# GIVEN EXERCISE:
Drop the images; return everything else in the listing below exactly.

# INFORMATION PROVIDED:
____

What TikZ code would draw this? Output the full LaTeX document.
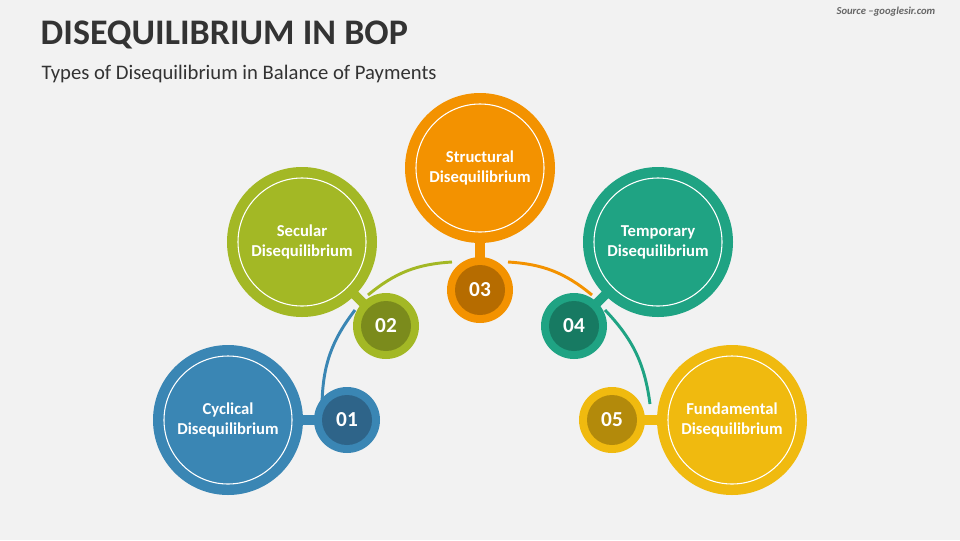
\documentclass[tikz,border=0pt]{standalone}
\usepackage{fontspec}
\setmainfont{Carlito}
\begin{document}
\begin{tikzpicture}[x=0.75pt,y=-0.75pt]
\definecolor{bg}{HTML}{F2F2F2}
\definecolor{cA}{HTML}{3A86B4}\definecolor{dA}{HTML}{2E6489}
\definecolor{cB}{HTML}{A3B825}\definecolor{dB}{HTML}{7B8B1C}
\definecolor{cC}{HTML}{F39200}\definecolor{dC}{HTML}{B66C00}
\definecolor{cD}{HTML}{1FA383}\definecolor{dD}{HTML}{177A62}
\definecolor{cE}{HTML}{F0BA0F}\definecolor{dE}{HTML}{B38A0B}
\tikzset{
 inner/.style={circle,minimum size=128*0.75pt,draw=white,line width=0.8pt,text=white,font=\bfseries\fontsize{12.5}{15}\selectfont,align=center},
 arcl/.style={line width=2.2pt,#1}
}
\fill[bg] (0,0) rectangle (960,540);
\node[anchor=west,font=\bfseries\fontsize{27}{30}\selectfont,text=black!80] (title) at (36,35) {DISEQUILIBRIUM IN BOP};
\node[anchor=west,font=\fontsize{15.5}{18}\selectfont,text=black!80] (sub) at (37,74) {Types of Disequilibrium in Balance of Payments};
\node[anchor=east,font=\bfseries\itshape\fontsize{8}{10}\selectfont,text=black!60] (src) at (940,12) {Source –googlesir.com};
\coordinate (a1) at (322,404);\coordinate (a2) at (355,310);
\coordinate (b1) at (368,295);\coordinate (b2) at (452,262);
\coordinate (c1) at (508,262);\coordinate (c2) at (592,295);
\coordinate (d1) at (605,310);\coordinate (d2) at (650,404);
\draw[arcl=cA] (a1) to[bend left=18] (a2);
\draw[arcl=cB] (b1) to[bend left=18] (b2);
\draw[arcl=cC] (c1) to[bend left=18] (c2);
\draw[arcl=cD] (d1) to[bend left=18] (d2);
\foreach \bx/\by/\sx/\sy/\c/\d/\t/\n in {
 228/420/347/420/cA/dA/{Cyclical\\Disequilibrium}/01,
 302/242/386/326/cB/dB/{Secular\\Disequilibrium}/02,
 480/168/480/290/cC/dC/{Structural\\Disequilibrium}/03,
 658/242/574/326/cD/dD/{Temporary\\Disequilibrium}/04,
 732/420/612/420/cE/dE/{Fundamental\\Disequilibrium}/05}{
 \draw[\c,line width=7pt] (\bx,\by) -- (\sx,\sy);
 \fill[\c] (\bx,\by) circle[radius=75];
 \fill[\c] (\sx,\sy) circle[radius=33];
 \fill[\d] (\sx,\sy) circle[radius=25];
 \node[inner] at (\bx,\by) {\t};
 \node[text=white,font=\bfseries\fontsize{16}{18}\selectfont] at (\sx,\sy) {\n};
}
\end{tikzpicture}
\end{document}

____

# FULL ANSWER:
What TikZ code would draw this? Output the full LaTeX document.
\documentclass[tikz,border=0pt]{standalone}
\usepackage{fontspec}
\setmainfont{Carlito}
\begin{document}
\begin{tikzpicture}[x=0.75pt,y=-0.75pt]
\definecolor{bg}{HTML}{F2F2F2}
\definecolor{cA}{HTML}{3A86B4}\definecolor{dA}{HTML}{2E6489}
\definecolor{cB}{HTML}{A3B825}\definecolor{dB}{HTML}{7B8B1C}
\definecolor{cC}{HTML}{F39200}\definecolor{dC}{HTML}{B66C00}
\definecolor{cD}{HTML}{1FA383}\definecolor{dD}{HTML}{177A62}
\definecolor{cE}{HTML}{F0BA0F}\definecolor{dE}{HTML}{B38A0B}
\tikzset{
 inner/.style={circle,minimum size=128*0.75pt,draw=white,line width=0.8pt,text=white,font=\bfseries\fontsize{12.5}{15}\selectfont,align=center},
 arcl/.style={line width=2.2pt,#1}
}
\fill[bg] (0,0) rectangle (960,540);
\node[anchor=west,font=\bfseries\fontsize{27}{30}\selectfont,text=black!80] (title) at (36,35) {DISEQUILIBRIUM IN BOP};
\node[anchor=west,font=\fontsize{15.5}{18}\selectfont,text=black!80] (sub) at (37,74) {Types of Disequilibrium in Balance of Payments};
\node[anchor=east,font=\bfseries\itshape\fontsize{8}{10}\selectfont,text=black!60] (src) at (940,12) {Source –googlesir.com};
\coordinate (a1) at (322,404);\coordinate (a2) at (355,310);
\coordinate (b1) at (368,295);\coordinate (b2) at (452,262);
\coordinate (c1) at (508,262);\coordinate (c2) at (592,295);
\coordinate (d1) at (605,310);\coordinate (d2) at (650,404);
\draw[arcl=cA] (a1) to[bend left=18] (a2);
\draw[arcl=cB] (b1) to[bend left=18] (b2);
\draw[arcl=cC] (c1) to[bend left=18] (c2);
\draw[arcl=cD] (d1) to[bend left=18] (d2);
\foreach \bx/\by/\sx/\sy/\c/\d/\t/\n in {
 228/420/347/420/cA/dA/{Cyclical\\Disequilibrium}/01,
 302/242/386/326/cB/dB/{Secular\\Disequilibrium}/02,
 480/168/480/290/cC/dC/{Structural\\Disequilibrium}/03,
 658/242/574/326/cD/dD/{Temporary\\Disequilibrium}/04,
 732/420/612/420/cE/dE/{Fundamental\\Disequilibrium}/05}{
 \draw[\c,line width=7pt] (\bx,\by) -- (\sx,\sy);
 \fill[\c] (\bx,\by) circle[radius=75];
 \fill[\c] (\sx,\sy) circle[radius=33];
 \fill[\d] (\sx,\sy) circle[radius=25];
 \node[inner] at (\bx,\by) {\t};
 \node[text=white,font=\bfseries\fontsize{16}{18}\selectfont] at (\sx,\sy) {\n};
}
\end{tikzpicture}
\end{document}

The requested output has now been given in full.